My Lords I will not detain the House long on this amendment. It gives the Secretary of State a regulation-making power to ban employment practices in the care sector that are inconsistent with the well-being principle in the Bill and to impose financial penalties for continued use of prohibited practices.
We all know about the practice that has grown up in recent times of 15-minute home visits to frail and vulnerable people, where the care-giver is not paid for travel time and is pressurised to fit more visits into a day than is reasonable. Practices of this kind are an affront to the care sector and it is a disgrace that any public agency should have been willing to collude in it, whatever the financial pressures. It is bad for the recipient, bad for the care-giver and bad for the reputation of all the agencies involved. It is, however, the kind of practice that can creep into low-wage sectors where a workforce is vulnerable to poor employment practices. It is what I call the “Morecambe Bay cockle-pickers syndrome”.
The front page of the Guardian today has an example from another sector, with its story of Sports Direct’s zero-hours employment contracts for part-time workers. These contracts, which appear to go to 90% of the company’s 23,000 employees, mean staff do not know how many hours they will work from one week to the next, giving them no guarantee of regular work, as well as no sick pay or paid holiday. I would not want to take a bet that somewhere in the care sector there is not an equivalent to Sports Direct.
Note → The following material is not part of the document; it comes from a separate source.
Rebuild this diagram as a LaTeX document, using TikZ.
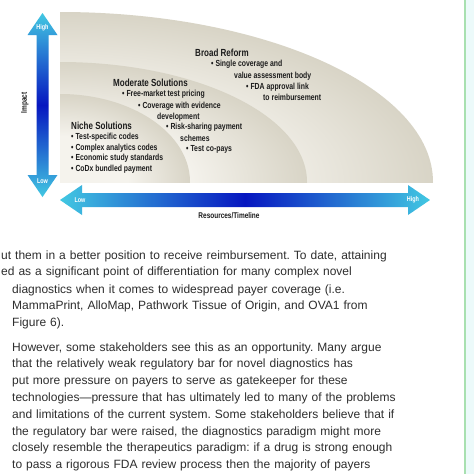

The care sector is inevitably likely to continue to have relatively low-paid jobs and be vulnerable to entry by unscrupulous employers. Those giving care need to be more fairly paid and better trained, and to become a more reliable workforce that is able to spend enough time with those needing care, without cutting corners in the care they give. Experience so far suggests that we cannot always rely on commissioners of care to do the right thing. They need a bit of buttressing.
My amendment gives a power to the Secretary of State to intervene when there is evidence to suggest that intervention is necessary, and provides the back-up of financial penalties should a bad employer prove obdurate. The presence of the new clause would also be a deterrent to bad behaviour. If we are serious about safeguarding the vulnerable, we need a provision of this kind in the Bill’s armoury. I beg to move.